Italy became the latest target in Europe's financial crisis on Monday, as soaring borrowing rates intensified pressure on Italy's Prime Minister Silvio Berlusconi to resign and let a new government reform the country's spendthrift ways.
Silvio Berlusconi is teetering on the brink of collapse once again, but unlike so many times before, this time he just might fall. But even if the 75-year-old media mogul resigns or gets pushed out of office this week, it doesn’t mean he’s gone for good, reports The Daily Beast.
On Monday morning, rumours swirled through Rome about his resignation, stoked by his own party members. By noon, Berlusconi denied the resignation. “The rumors of my resignation are groundless," read an English translation of the prime minister's entry - originally written in Italian - on his Facebook wall.
The opposition center-left has long demanded the resignation of Berlusconi, citing sex scandals, criminal prosecutions and legislative priorities it says are aimed at protecting his own business interests rather than those of the country.
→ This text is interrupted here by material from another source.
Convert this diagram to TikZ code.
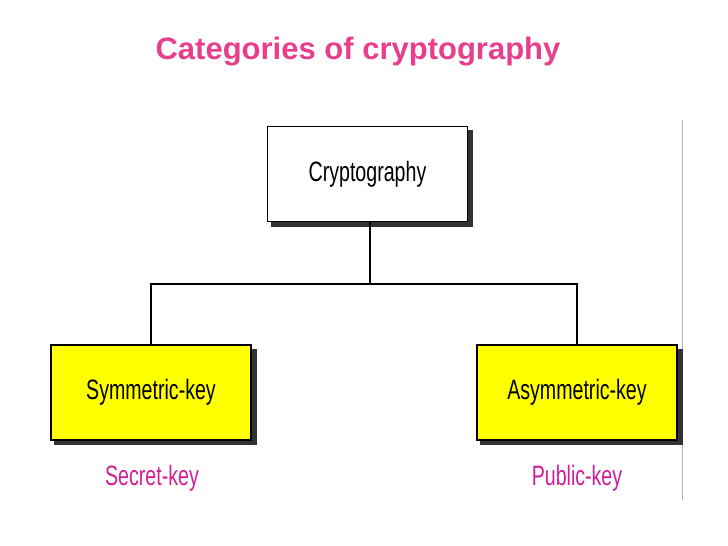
\documentclass[tikz,border=0pt]{standalone}
\usepackage{fontspec}
\setmainfont{Liberation Sans}
\newfontfamily\condf[FakeStretch=0.7]{Liberation Sans}
\definecolor{titlepink}{RGB}{232,62,140}
\definecolor{labmag}{RGB}{210,30,150}
\definecolor{boxyellow}{RGB}{255,255,0}
\definecolor{shadowgray}{RGB}{50,50,50}
\begin{document}
\begin{tikzpicture}[x=1pt,y=-1pt,
  boxst/.style={draw=black,line width=1.6pt,minimum width=200pt,minimum height=95pt,inner sep=0pt,
    font=\condf\fontsize{28}{30}\selectfont},
  shad/.style={fill=shadowgray},
  labst/.style={text=labmag,font=\condf\fontsize{28}{30}\selectfont},
  conn/.style={line width=1.6pt}]
\useasboundingbox (0,0) rectangle (728,546);
\node[text=titlepink,font=\bfseries\fontsize{31}{34}\selectfont] (title) at (358,52) {Categories of cryptography};
\draw[gray!60,line width=0.8pt] (682,120) -- (682,500);
% shadows
\fill[shad] (271,130) rectangle (473,227);
\fill[shad] (54,349) rectangle (257,445);
\fill[shad] (480,349) rectangle (683,445);
\node[boxst,fill=white] (c) at (367.5,174) {Cryptography};
\node[boxst,fill=boxyellow] (s) at (151,392.5) {Symmetric-key};
\node[boxst,fill=boxyellow] (a) at (577,392.5) {Asymmetric-key};
\coordinate (j) at (370,284);
\draw[conn] (370,222) -- (j);
\draw[conn] (s.north) |- (j) -| (a.north);
\node[labst] (sk) at (152,478) {Secret-key};
\node[labst] (pk) at (577,478) {Public-key};
\end{tikzpicture}
\end{document}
The Daily Beast said, 'Anyone following the Berlusconi hashtag on Twitter found it hard to keep up with the denials from his own party members and the wishful thinking by his opposition.'
The prospect of financial disaster was because of Italy's huge debts and slow growth. Unlike Greece, Ireland and Portugal—the three countries that Europe has already bailed out — Italy's economy could be too large to rescue. Berlusconi's astonishing outburst came as Italy’s cost of borrowing hit a record high amid fears the cash-strapped country will go the same way as Greece, Portugal and Ireland and not be able to pay its bills.